-- START Entries supplied --
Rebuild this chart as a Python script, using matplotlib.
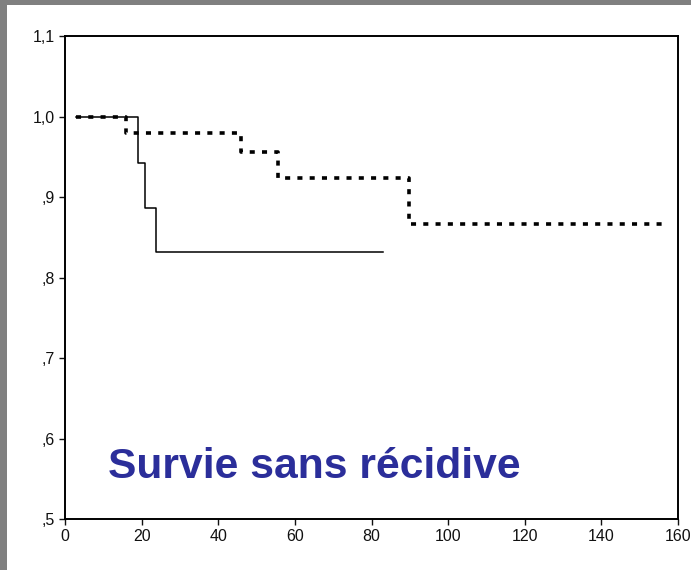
import matplotlib
matplotlib.use("Agg")
import matplotlib.pyplot as plt
from matplotlib.patches import Rectangle

plt.rcParams["font.family"] = ["Liberation Sans", "DejaVu Sans"]

# survival steps (time in months, proportion)
solid_t = [3, 19, 19, 21, 21, 23.7, 23.7, 83]
solid_s = [1.0, 1.0, 0.942, 0.942, 0.886, 0.886, 0.832, 0.832]

dotted_t = [3, 16, 16, 46, 46, 55.7, 55.7, 89.8, 89.8, 156]
dotted_s = [1.0, 1.0, 0.979, 0.979, 0.956, 0.956, 0.924, 0.924, 0.866, 0.866]

x_ticks = [0, 20, 40, 60, 80, 100, 120, 140, 160]
y_ticks = [0.5, 0.6, 0.7, 0.8, 0.9, 1.0, 1.1]
y_labels = [",5", ",6", ",7", ",8", ",9", "1,0", "1,1"]

fig = plt.figure(figsize=(6.91, 5.70), dpi=100)
fig.patch.set_facecolor("white")
gray = "#808080"
fig.add_artist(Rectangle((0, 1 - 5 / 570), 1, 5 / 570, transform=fig.transFigure,
                         facecolor=gray, edgecolor="none"))
fig.add_artist(Rectangle((0, 0), 7 / 691, 1, transform=fig.transFigure,
                         facecolor=gray, edgecolor="none"))

ax = fig.add_axes([65 / 691, 1 - 519 / 570, 613 / 691, 483 / 570])
ax.plot(solid_t, solid_s, color="black", lw=1.1)
ax.plot(dotted_t, dotted_s, color="black", lw=2.6, linestyle=(0, (1.4, 2.0)),
        dash_capstyle="butt")

ax.set_xlim(0, 160)
ax.set_ylim(0.5, 1.1)
ax.set_xticks(x_ticks)
ax.set_yticks(y_ticks)
ax.set_yticklabels(y_labels)
ax.tick_params(direction="out", length=4, width=1, labelsize=11.5, colors="#111111")
for sp in ax.spines.values():
    sp.set_linewidth(1.4)
    sp.set_color("black")

fig.text(108 / 691, 1 - 467 / 570, "Survie sans récidive", fontsize=30.7,
         fontweight="bold", color="#2B2E9A", va="center", ha="left")

fig.savefig("out.png", dpi=100)
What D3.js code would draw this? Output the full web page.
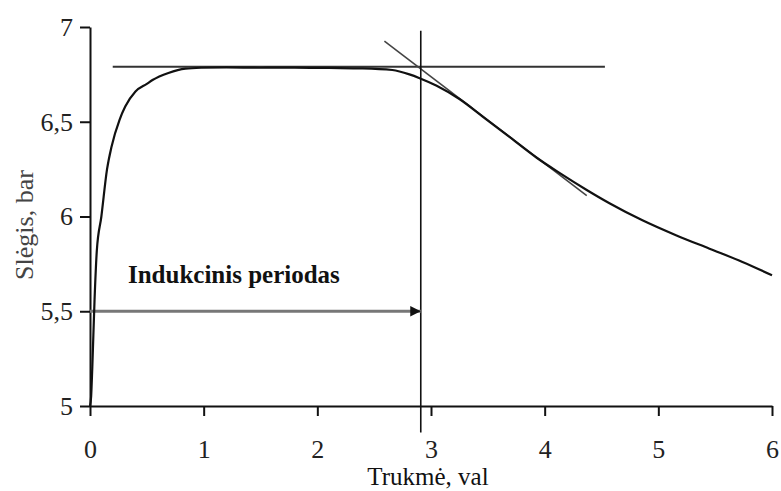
<!DOCTYPE html>
<html>
<head>
<meta charset="utf-8">
<script src="https://cdn.jsdelivr.net/npm/d3@7"></script>
<style>
  body { margin: 0; background: #fff; }
  svg { display: block; }
  text { font-family: "Liberation Serif", "Times New Roman", serif; }
</style>
</head>
<body>
<div id="chart"></div>
<script>
// pressure curve
const timeH = [0, 0.01, 0.02, 0.04, 0.06, 0.1, 0.15, 0.19, 0.26, 0.31, 0.4, 0.5, 0.55, 0.69, 0.84, 0.98,
  1.2, 1.5, 1.8, 2.1, 2.4, 2.66, 2.81, 2.9, 3.05, 3.25, 3.46, 3.69, 3.93, 4.13, 4.37, 4.57, 4.86,
  5.16, 5.45, 5.74, 6.0];
const pressure = [5.0, 5.05, 5.2, 5.56, 5.82, 6.0, 6.25, 6.37, 6.51, 6.58, 6.66, 6.70, 6.72, 6.757, 6.78, 6.785,
  6.787, 6.785, 6.786, 6.784, 6.782, 6.773, 6.75, 6.73, 6.69, 6.62, 6.525, 6.42, 6.31, 6.23, 6.14, 6.07, 5.98,
  5.90, 5.83, 5.76, 5.69];

const xTicks = [0, 1, 2, 3, 4, 5, 6];
const yTicks = [5, 5.5, 6, 6.5, 7];

// construction lines
const plateauLine = [[0.2, 6.79], [4.53, 6.79]];
const tangentLine = [[2.59, 6.926], [4.37, 6.11]];
const inductionEnd = 2.91;
const arrowLevel = 5.5;
const periodLabel = "Indukcinis periodas";

const width = 781, height = 491;
const margin = {top: 27, right: 9, bottom: 85, left: 90};

const svg = d3.select("#chart").append("svg")
  .attr("width", width).attr("height", height);

const x = d3.scaleLinear().domain([0, 6]).range([margin.left, width - margin.right]);
const y = d3.scaleLinear().domain([5, 7]).range([height - margin.bottom, margin.top]);

svg.append("defs").append("marker")
  .attr("id", "arrow")
  .attr("viewBox", "0 0 10 10")
  .attr("refX", 10).attr("refY", 5)
  .attr("markerWidth", 4).attr("markerHeight", 3.5)
  .attr("markerUnits", "strokeWidth")
  .attr("orient", "auto")
  .append("path").attr("d", "M0,0L10,5L0,10Z").attr("fill", "#111");

// axes
const xAxis = svg.append("g")
  .attr("transform", `translate(0,${y(5)})`)
  .call(d3.axisBottom(x).tickValues(xTicks).tickSize(10).tickPadding(24).tickSizeOuter(0)
    .tickFormat(d3.format("d")));
const yAxis = svg.append("g")
  .attr("transform", `translate(${x(0)},0)`)
  .call(d3.axisLeft(y).tickValues(yTicks).tickSize(10).tickPadding(7).tickSizeOuter(0)
    .tickFormat(d => String(d).replace(".", ",")));

[xAxis, yAxis].forEach(g => {
  g.select(".domain").attr("stroke", "#111").attr("stroke-width", 2);
  g.selectAll(".tick line").attr("stroke", "#111").attr("stroke-width", 2);
  g.selectAll(".tick text").attr("font-size", 26).attr("fill", "#222")
    .style("font-family", "'Liberation Serif', serif");
});

svg.append("text")
  .attr("x", 428).attr("y", 485)
  .attr("text-anchor", "middle")
  .attr("font-size", 25).attr("fill", "#111")
  .text("Trukmė, val");

svg.append("text")
  .attr("transform", "translate(33,225) rotate(-90)")
  .attr("text-anchor", "middle")
  .attr("font-size", 26).attr("fill", "#444")
  .text("Slėgis, bar");

// construction lines
const seg = d3.line().x(d => x(d[0])).y(d => y(d[1]));

svg.append("path").datum(plateauLine)
  .attr("d", seg).attr("stroke", "#333").attr("stroke-width", 2).attr("fill", "none");
svg.append("path").datum(tangentLine)
  .attr("d", seg).attr("stroke", "#444").attr("stroke-width", 1.6).attr("fill", "none");
svg.append("line")
  .attr("x1", x(inductionEnd)).attr("x2", x(inductionEnd))
  .attr("y1", y(6.98)).attr("y2", y(4.86))
  .attr("stroke", "#111").attr("stroke-width", 1.6);

svg.append("line")
  .attr("x1", x(0)).attr("x2", x(inductionEnd))
  .attr("y1", y(arrowLevel)).attr("y2", y(arrowLevel))
  .attr("stroke", "#777").attr("stroke-width", 3)
  .attr("marker-end", "url(#arrow)");

svg.append("text")
  .attr("x", x(0.334)).attr("y", y(5.649))
  .attr("font-size", 25).attr("font-weight", "bold").attr("fill", "#111")
  .text(periodLabel);

// measured pressure curve
const curve = d3.line()
  .x((d, i) => x(timeH[i]))
  .y(d => y(d))
  .curve(d3.curveMonotoneX);

svg.append("path").datum(pressure)
  .attr("d", curve)
  .attr("fill", "none")
  .attr("stroke", "#111")
  .attr("stroke-width", 2.2);
</script>
</body>
</html>
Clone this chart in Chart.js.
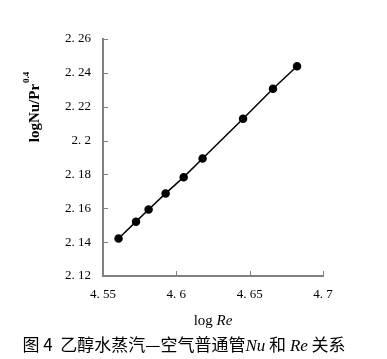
<!DOCTYPE html>
<html>
<head>
<meta charset="utf-8">
<script src="https://cdn.jsdelivr.net/npm/chart.js@4/dist/chart.umd.min.js"></script>
<style>
    html, body { margin: 0; padding: 0; background: #fff; }
    #wrap { width: 387px; height: 359px; }
</style>
</head>
<body>
<div id="wrap"><canvas id="id1" width="387" height="359"></canvas></div>
<script>
    // log Re vs log(Nu/Pr^0.4)
    var logRe = [4.5606, 4.5725, 4.5811, 4.5927, 4.6050, 4.6179, 4.6455, 4.6659, 4.6823];
    var logNuPr = [2.1422, 2.1521, 2.1593, 2.1688, 2.1784, 2.1894, 2.2129, 2.2306, 2.2439];

    var xTicks = [4.55, 4.6, 4.65, 4.7];
    var yTicks = [2.12, 2.14, 2.16, 2.18, 2.2, 2.22, 2.24, 2.26];

    var yTitle = ['logNu/Pr', '0.4'];
    var xTitle = [['log ', 'normal'], ['Re', 'italic']];
    var caption = [['图 4  乙醇水蒸汽—空气普通管', 'cjk'], ['Nu', 'it'], [' 和 ', 'cjk'], ['Re', 'it'], [' 关系', 'cjk']];

    var axisColor = '#808080';

    // the source font draws a wide dot, so "2.26" reads as "2. 26"
    function fmt(v) {
        return String(parseFloat(v.toFixed(2))).replace('.', '. ');
    }

    var points = logRe.map(function (x, i) { return { x: x, y: logNuPr[i] }; });

    // short tick marks pointing into the plot, plus the titles and caption
    var decor = {
        id: 'decor',
        afterDraw: function (chart) {
            var ctx = chart.ctx;
            var xs = chart.scales.x, ys = chart.scales.y;
            var area = chart.chartArea;

            ctx.save();
            ctx.strokeStyle = axisColor;
            ctx.lineWidth = 1;
            ys.ticks.forEach(function (t) {
                var py = Math.round(ys.getPixelForValue(t.value)) + 0.5;
                ctx.beginPath();
                ctx.moveTo(area.left, py);
                ctx.lineTo(area.left + 5, py);
                ctx.stroke();
            });
            xs.ticks.forEach(function (t) {
                var px = Math.round(xs.getPixelForValue(t.value)) + 0.5;
                ctx.beginPath();
                ctx.moveTo(px, area.bottom);
                ctx.lineTo(px, area.bottom - 5);
                ctx.stroke();
            });

            ctx.fillStyle = '#000';
            ctx.textBaseline = 'alphabetic';

            // y title, rotated, with superscript
            ctx.save();
            ctx.translate(39, 107.5);
            ctx.rotate(-Math.PI / 2);
            ctx.font = 'bold 15px "Liberation Serif"';
            var w1 = ctx.measureText(yTitle[0]).width;
            ctx.font = 'bold 9px "Liberation Serif"';
            var w2 = ctx.measureText(yTitle[1]).width;
            var sx = -(w1 + w2) / 2;
            ctx.font = 'bold 15px "Liberation Serif"';
            ctx.fillText(yTitle[0], sx, 0);
            ctx.font = 'bold 9px "Liberation Serif"';
            ctx.fillText(yTitle[1], sx + w1 + 1, -10);
            ctx.restore();

            // x title
            drawRow(ctx, xTitle.map(function (s) {
                return [s[0], (s[1] === 'italic' ? 'italic ' : '') + '15px "Liberation Serif"'];
            }), 213, 325);

            // caption
            drawRow(ctx, caption.map(function (s) {
                return [s[0], s[1] === 'it' ? 'italic 17px "Liberation Serif"' : '17px "Noto Sans CJK SC"'];
            }), 184, 351);

            ctx.restore();
        }
    };

    function drawRow(ctx, segs, cx, y) {
        var total = 0;
        segs.forEach(function (s) { ctx.font = s[1]; total += ctx.measureText(s[0]).width; });
        var x = cx - total / 2;
        ctx.textAlign = 'left';
        segs.forEach(function (s) {
            ctx.font = s[1];
            ctx.fillText(s[0], x, y);
            x += ctx.measureText(s[0]).width;
        });
    }

    var ctxD = document.getElementById('id1').getContext('2d');
    var myChart = new Chart(ctxD, {
        type: 'scatter',
        data: {
            datasets: [{
                data: points,
                showLine: true,
                borderColor: '#000',
                borderWidth: 1.5,
                backgroundColor: '#000',
                pointBackgroundColor: '#000',
                pointBorderColor: '#000',
                pointRadius: 3.5,
                pointHoverRadius: 3.5
            }]
        },
        options: {
            responsive: false,
            animation: false,
            events: [],
            layout: { padding: { left: 0, top: 39, right: 64, bottom: 0 } },
            plugins: {
                legend: { display: false },
                tooltip: { enabled: false }
            },
            scales: {
                x: {
                    type: 'linear',
                    min: 4.55,
                    max: 4.7,
                    afterFit: function (s) { s.height = 83; },
                    afterBuildTicks: function (s) { s.ticks = xTicks.map(function (v) { return { value: v }; }); },
                    grid: { display: false, drawTicks: false },
                    border: { display: true, color: axisColor, width: 2 },
                    ticks: {
                        padding: 11,
                        color: '#000',
                        maxRotation: 0,
                        font: { family: '"Liberation Serif"', size: 13 },
                        callback: function (v) { return fmt(v); }
                    }
                },
                y: {
                    type: 'linear',
                    min: 2.12,
                    max: 2.26,
                    afterFit: function (s) { s.width = 103; },
                    afterBuildTicks: function (s) { s.ticks = yTicks.map(function (v) { return { value: v }; }); },
                    grid: { display: false, drawTicks: false },
                    border: { display: true, color: axisColor, width: 2 },
                    ticks: {
                        padding: 12,
                        color: '#000',
                        font: { family: '"Liberation Serif"', size: 13 },
                        callback: function (v) { return fmt(v); }
                    }
                }
            }
        },
        plugins: [decor]
    });
</script>
</body>
</html>
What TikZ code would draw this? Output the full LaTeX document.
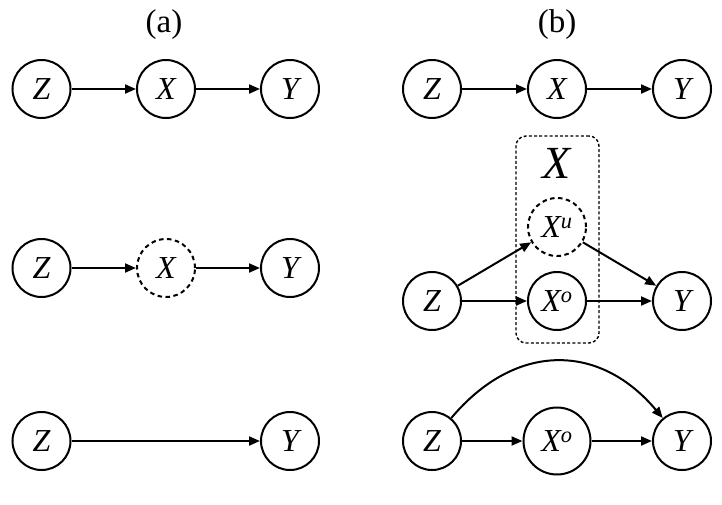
\documentclass[tikz,border=0pt]{standalone}
\usepackage{fontspec}
\setmainfont{Liberation Serif}
\usetikzlibrary{arrows.meta}
\begin{document}
\begin{tikzpicture}[x=1pt,y=-1pt,
  var/.style={circle,draw,line width=2pt,minimum size=58pt,inner sep=0pt,
    font=\fontsize{32}{36}\selectfont\itshape},
  hid/.style={var,dash pattern=on 4.5pt off 3.5pt},
  arr/.style={line width=2pt,-{Triangle[length=11pt,width=9pt]}},
  lab/.style={font=\fontsize{33}{36}\selectfont},
  grp/.style={draw,line width=1.4pt,dash pattern=on 3pt off 2.2pt,rounded corners=10pt}]
\useasboundingbox (0,0) rectangle (722,504);
% titles
\node[lab] (ta) at (164,25) {(a)};
\node[lab] (tb) at (557,25) {(b)};
% (a) row 1
\node[var] (az1) at (41.5,89) {Z};
\node[var] (ax1) at (166,89) {X};
\node[var] (ay1) at (290,89) {Y};
\draw[arr] (az1) -- (ax1);
\draw[arr] (ax1) -- (ay1);
% (a) row 2
\node[var] (az2) at (41.5,268) {Z};
\node[hid] (ax2) at (166,268) {X};
\node[var] (ay2) at (290,268) {Y};
\draw[arr] (az2) -- (ax2);
\draw[arr] (ax2) -- (ay2);
% (a) row 3
\node[var] (az3) at (41.5,441) {Z};
\node[var] (ay3) at (290,441) {Y};
\draw[arr] (az3) -- (ay3);
% (b) row 1
\node[var] (bz1) at (432,89) {Z};
\node[var] (bx1) at (557,89) {X};
\node[var] (by1) at (682,89) {Y};
\draw[arr] (bz1) -- (bx1);
\draw[arr] (bx1) -- (by1);
% (b) row 2
\node[grp,minimum width=83pt,minimum height=207pt] (box) at (557.5,239.5) {};
\node[font=\fontsize{46}{50}\selectfont\itshape] (bxl) at (557,163) {X};
\node[hid] (bxu) at (557,227) {X\textsuperscript{u}};
\node[var] (bxo) at (557,301) {X\textsuperscript{o}};
\node[var] (bz2) at (432,301) {Z};
\node[var] (by2) at (682,301) {Y};
\draw[arr] (bz2) -- (bxu);
\draw[arr] (bz2) -- (bxo);
\draw[arr] (bxu) -- (by2);
\draw[arr] (bxo) -- (by2);
% (b) row 3
\node[var] (bz3) at (432,441) {Z};
\node[var,minimum size=67pt] (bxo3) at (557,441) {X\textsuperscript{o}};
\node[var] (by3) at (682,441) {Y};
\draw[arr] (bz3) -- (bxo3);
\draw[arr] (bxo3) -- (by3);
\draw[arr] (bz3.50) to[out=50,in=130,looseness=1.2] (by3.130);
\end{tikzpicture}
\end{document}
-- END Entries supplied --
__Problem statement__. Where a line above includes "code", copy that line.

__Solution to this exercise__.
What D3.js code would draw this? Output the full web page.
What TikZ code would draw this? Output the full LaTeX document.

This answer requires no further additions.